§ **EXERCISE TASK**: Can you set down, exactly as they appear below, the lines from the opening of the material through the one bearing "var txt = '#404040'", minus the pictures?

Charts and diagrams as code
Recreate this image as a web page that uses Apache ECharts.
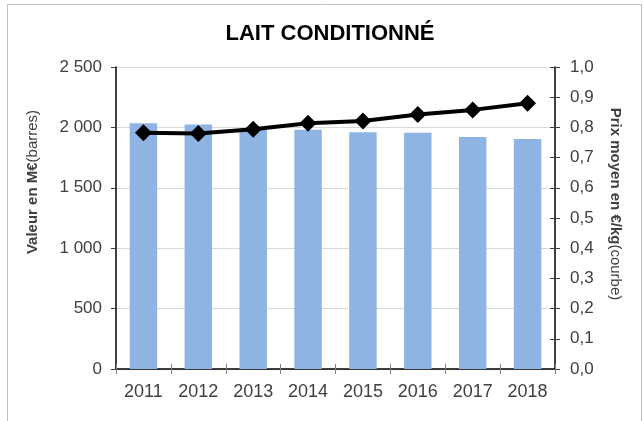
<!DOCTYPE html>
<html>
	<head>
		<meta charset="utf-8">
		<title>Lait conditionné</title>
		<script src="https://cdn.jsdelivr.net/npm/echarts@6/dist/echarts.min.js"></script>
		<style>
			html, body { margin: 0; padding: 0; background: #fff; }
			#chart { width: 643px; height: 421px; }
		</style>
	</head>
	<body>
		<div id="chart"></div>
		<script>
			// donnees
			var years = ['2011', '2012', '2013', '2014', '2015', '2016', '2017', '2018']
			var valeur = [2035, 2025, 1990, 1980, 1960, 1955, 1920, 1905] // M€ (barres)
			var prix = [0.782, 0.780, 0.794, 0.814, 0.821, 0.843, 0.858, 0.880] // €/kg (courbe)

			var font = 'Liberation Sans, Arial, sans-serif'
			var txt = '#404040'

			var myChart = echarts.init(document.getElementById('chart'))
			var option = {
				animation: false,
				textStyle: { fontFamily: font },
				title: {
					text: 'LAIT CONDITIONNÉ',
					left: 330,
					top: 23,
					padding: 0,
					textAlign: 'center',
					textStyle: { fontFamily: font, fontSize: 22, fontWeight: 'bold', color: '#000' }
				},
				graphic: [{
					type: 'rect',
					shape: { x: 7.5, y: 4.5, width: 634, height: 440 },
					style: { fill: 'none', stroke: '#bfbfbf', lineWidth: 1 },
					silent: true
				}],
				grid: { left: 116, right: 88, top: 67, bottom: 52 },
				xAxis: [{
					type: 'category',
					data: years,
					position: 'bottom',
					axisLine: { lineStyle: { color: '#000', width: 1.5 } },
					axisTick: { show: true, length: 5, lineStyle: { color: '#808080' } },
					axisLabel: { fontSize: 18, color: txt, margin: 14, fontFamily: font }
				}, {
					type: 'category',
					data: years,
					position: 'bottom',
					axisLine: { show: false },
					axisTick: { show: true, inside: true, length: 5, lineStyle: { color: '#808080' } },
					axisLabel: { show: false }
				}],
				yAxis: [{
					type: 'value',
					min: 0,
					max: 2500,
					interval: 500,
					position: 'left',
					name: '{b|Valeur en M€}{n|(barres)}',
					nameLocation: 'middle',
					nameGap: 76,
					nameTextStyle: {
						color: txt,
						padding: [0, 0, 0, 72],
						rich: {
							b: { fontSize: 15, fontWeight: 'bold', color: txt, fontFamily: font },
							n: { fontSize: 15, color: txt, fontFamily: font }
						}
					},
					axisLine: { show: true, lineStyle: { color: '#000', width: 1.5 } },
					axisTick: { show: true, length: 5, lineStyle: { color: '#404040' } },
					splitLine: { lineStyle: { color: '#d9d9d9' } },
					axisLabel: {
						fontSize: 17,
						color: txt,
						margin: 14,
						fontFamily: font,
						formatter: function(v) {
							return String(v).replace(/\B(?=(\d{3})+(?!\d))/g, ' ')
						}
					}
				}, {
					type: 'value',
					min: 0,
					max: 1,
					interval: 0.1,
					position: 'right',
					name: '{b|Prix moyen en €/kg}{n|(courbe)}',
					nameLocation: 'middle',
					nameRotate: -90,
					nameGap: 53,
					nameTextStyle: {
						color: txt,
						padding: [0, 28, 0, 0],
						rich: {
							b: { fontSize: 15, fontWeight: 'bold', color: txt, fontFamily: font },
							n: { fontSize: 15, color: txt, fontFamily: font }
						}
					},
					axisLine: { show: true, lineStyle: { color: '#000', width: 1.5 } },
					axisTick: { show: true, length: 5, lineStyle: { color: '#404040' } },
					splitLine: { show: false },
					axisLabel: {
						fontSize: 17,
						color: txt,
						margin: 15,
						fontFamily: font,
						formatter: function(v) {
							return v.toFixed(1).replace('.', ',')
						}
					}
				}, {
					// petits traits vers l'interieur (axe de droite)
					type: 'value',
					min: 0,
					max: 1,
					interval: 0.1,
					position: 'right',
					axisLine: { show: false },
					axisTick: { show: true, inside: true, length: 5, lineStyle: { color: '#404040' } },
					splitLine: { show: false },
					axisLabel: { show: false }
				}],
				series: [{
					name: 'Valeur',
					type: 'bar',
					data: valeur,
					xAxisIndex: 0,
					yAxisIndex: 0,
					barWidth: '50%',
					itemStyle: { color: '#8eb4e3' }
				}, {
					name: 'Prix',
					type: 'line',
					data: prix,
					xAxisIndex: 0,
					yAxisIndex: 1,
					symbol: 'diamond',
					symbolSize: 17,
					z: 5,
					lineStyle: { color: '#000', width: 4 },
					itemStyle: { color: '#000' }
				}]
			}
			myChart.setOption(option)
		</script>
	</body>
</html>
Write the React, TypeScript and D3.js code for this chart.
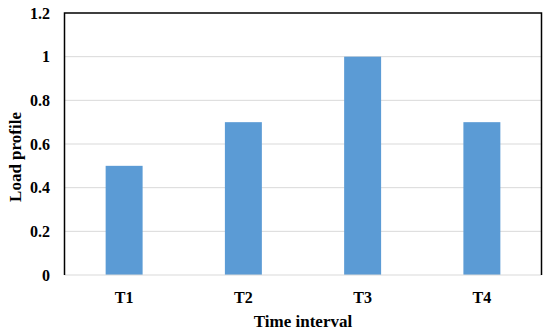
import React from "react";
import * as d3 from "d3";

const categories = ["T1", "T2", "T3", "T4"];
const values = [0.5, 0.7, 1.0, 0.7];
const yTicks = [0, 0.2, 0.4, 0.6, 0.8, 1, 1.2];

export default function App() {
  const W = 550, H = 330;
  const m = { left: 64.5, right: 541.5, top: 13, bottom: 275 };
  const x = d3.scaleBand<string>().domain(categories).range([m.left, m.right]).paddingInner(0.69).paddingOuter(0.345);
  const y = d3.scaleLinear().domain([0, 1.2]).range([m.bottom, m.top]);
  const fs = { fontFamily: "Liberation Serif, Times New Roman, serif", fontWeight: 700 as const };
  return (
    <svg width={W} height={H} style={{ position: "absolute", left: 0, top: 0, background: "#fff" }}>
      {yTicks.map((t) => (
        <g key={t}>
          {t > 0 && t < 1.2 && (
            <line x1={m.left} x2={m.right} y1={y(t)} y2={y(t)} stroke="#D9D9D9" strokeWidth={1} />
          )}
          <text x={50} y={y(t)} dy="0.35em" textAnchor="end" style={{ ...fs, fontSize: 16 }} fill="#000">
            {d3.format("~g")(t)}
          </text>
        </g>
      ))}
      {categories.map((c, i) => (
        <rect key={c} x={x(c)} y={y(values[i])} width={x.bandwidth()} height={y(0) - y(values[i])} fill="#5B9BD5" />
      ))}
      <line x1={m.left} x2={m.right} y1={y(0)} y2={y(0)} stroke="#D9D9D9" strokeWidth={1} />
      <path d={`M${m.left},${m.bottom}V${m.top}H${m.right}V${m.bottom}`} fill="none" stroke="#000" strokeWidth={1.5} />
      {categories.map((c) => (
        <text key={c} x={(x(c) as number) + x.bandwidth() / 2} y={297} dy="0.35em" textAnchor="middle" style={{ ...fs, fontSize: 16 }} fill="#000">
          {c}
        </text>
      ))}
      <text x={303} y={321} dy="0.35em" textAnchor="middle" style={{ ...fs, fontSize: 17 }} fill="#000">
        Time interval
      </text>
      <text transform={`translate(15,157) rotate(-90)`} dy="0.35em" textAnchor="middle" style={{ ...fs, fontSize: 17 }} fill="#000">
        Load profile
      </text>
    </svg>
  );
}
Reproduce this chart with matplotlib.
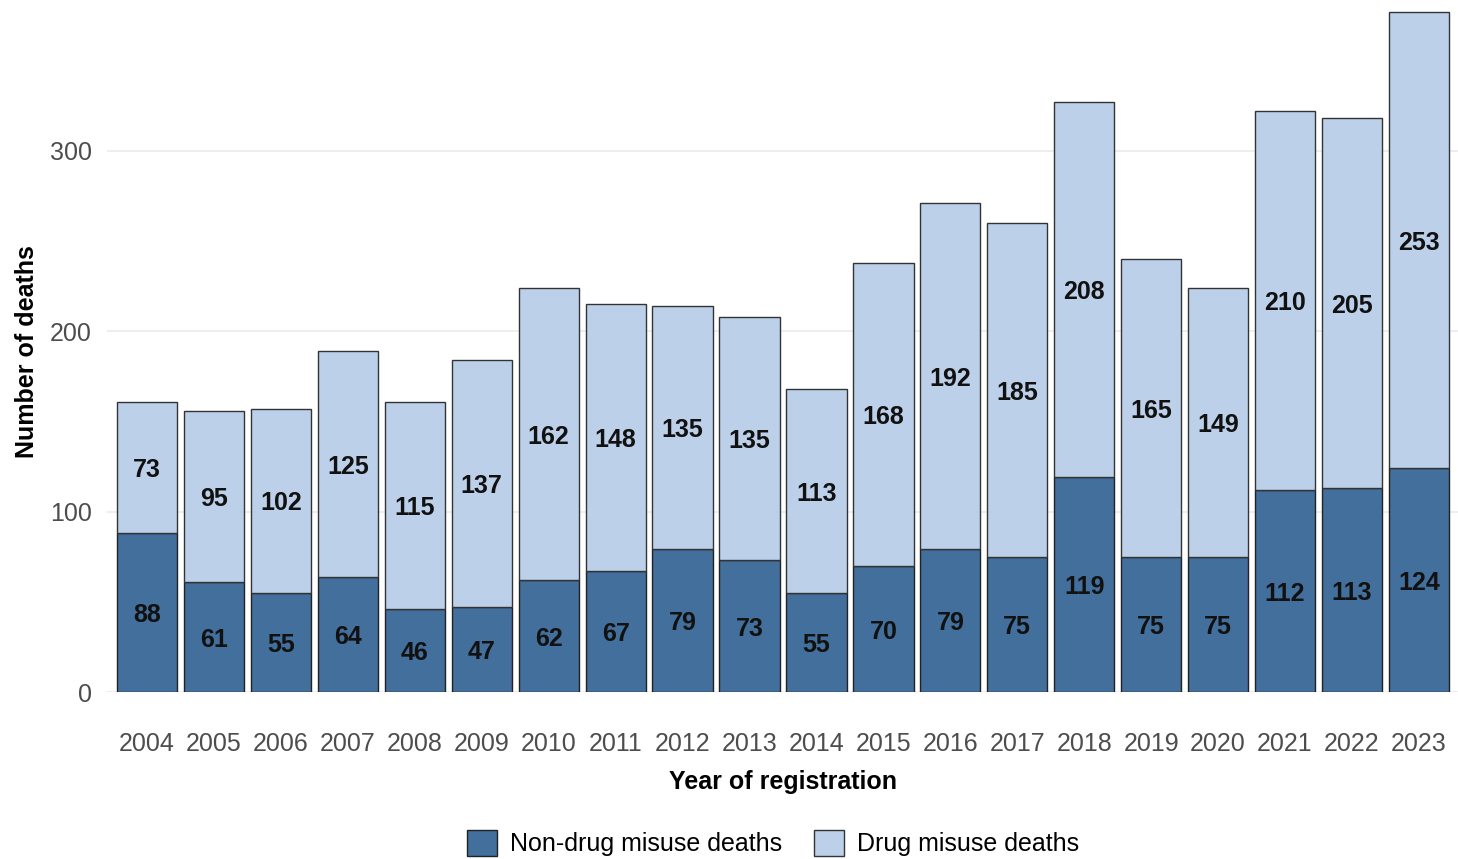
import numpy as np
import matplotlib
matplotlib.use("Agg")
import matplotlib.pyplot as plt
from matplotlib.patches import Patch

plt.rcParams['font.family'] = ['Liberation Sans', 'DejaVu Sans']

years = [str(y) for y in range(2004, 2024)]
non_drug = [88, 61, 55, 64, 46, 47, 62, 67, 79, 73, 55, 70, 79, 75, 119, 75, 75, 112, 113, 124]
drug = [73, 95, 102, 125, 115, 137, 162, 148, 135, 135, 113, 168, 192, 185, 208, 165, 149, 210, 205, 253]

dark = '#426f9c'
light = '#bdd0ea'

fig = plt.figure(figsize=(14.58, 8.59), dpi=100)
ax = fig.add_axes([107 / 1458, 1 - 692 / 859, (1459 - 107) / 1458, (692 - 11) / 859])

x = np.arange(len(years))
nd = np.array(non_drug)
d = np.array(drug)

ax.bar(x, nd, width=0.9, color=dark, edgecolor='#222222', linewidth=1.0, zorder=3)
ax.bar(x, d, width=0.9, bottom=nd, color=light, edgecolor='#333333', linewidth=1.0, zorder=3)

# value labels centred in each segment
for i in range(len(years)):
    ax.text(x[i], nd[i] / 2 - 1.5, str(nd[i]), ha='center', va='center',
            fontsize=18, fontweight='bold', color='#111111', zorder=4)
    ax.text(x[i], nd[i] + d[i] / 2 - 1.5, str(d[i]), ha='center', va='center',
            fontsize=18, fontweight='bold', color='#111111', zorder=4)

ax.set_xlim(-0.6, len(years) - 0.4)
ax.set_ylim(0, 377.5)
ax.set_yticks([0, 100, 200, 300])
ax.set_xticks(x)
ax.set_xticklabels(years)
ax.grid(axis='y', color='#ebebeb', linewidth=1.2, zorder=0)
for s in ax.spines.values():
    s.set_visible(False)
ax.tick_params(axis='both', length=0, labelsize=18, labelcolor='#4d4d4d')
ax.tick_params(axis='x', pad=29)
ax.tick_params(axis='y', pad=11)

ax.set_xlabel('Year of registration', fontsize=18, fontweight='bold', labelpad=10)
ax.set_ylabel('Number of deaths', fontsize=18, fontweight='bold', labelpad=8)

handles = [Patch(facecolor=dark, edgecolor='#222222', label='Non-drug misuse deaths'),
           Patch(facecolor=light, edgecolor='#333333', label='Drug misuse deaths')]
fig.legend(handles=handles, loc='center', bbox_to_anchor=(773 / 1458, 1 - 843 / 859),
           ncol=2, frameon=False, fontsize=18, handlelength=1.2, handleheight=1.2,
           handletextpad=0.5, columnspacing=1.3)

fig.savefig('out.png', dpi=100)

§ **TASK ANSWER**:
Recreate this image as a web page that uses Apache ECharts.
<!DOCTYPE html>
<html>
	<head>
		<meta charset="utf-8">
		<title>Lait conditionné</title>
		<script src="https://cdn.jsdelivr.net/npm/echarts@6/dist/echarts.min.js"></script>
		<style>
			html, body { margin: 0; padding: 0; background: #fff; }
			#chart { width: 643px; height: 421px; }
		</style>
	</head>
	<body>
		<div id="chart"></div>
		<script>
			// donnees
			var years = ['2011', '2012', '2013', '2014', '2015', '2016', '2017', '2018']
			var valeur = [2035, 2025, 1990, 1980, 1960, 1955, 1920, 1905] // M€ (barres)
			var prix = [0.782, 0.780, 0.794, 0.814, 0.821, 0.843, 0.858, 0.880] // €/kg (courbe)

			var font = 'Liberation Sans, Arial, sans-serif'
			var txt = '#404040'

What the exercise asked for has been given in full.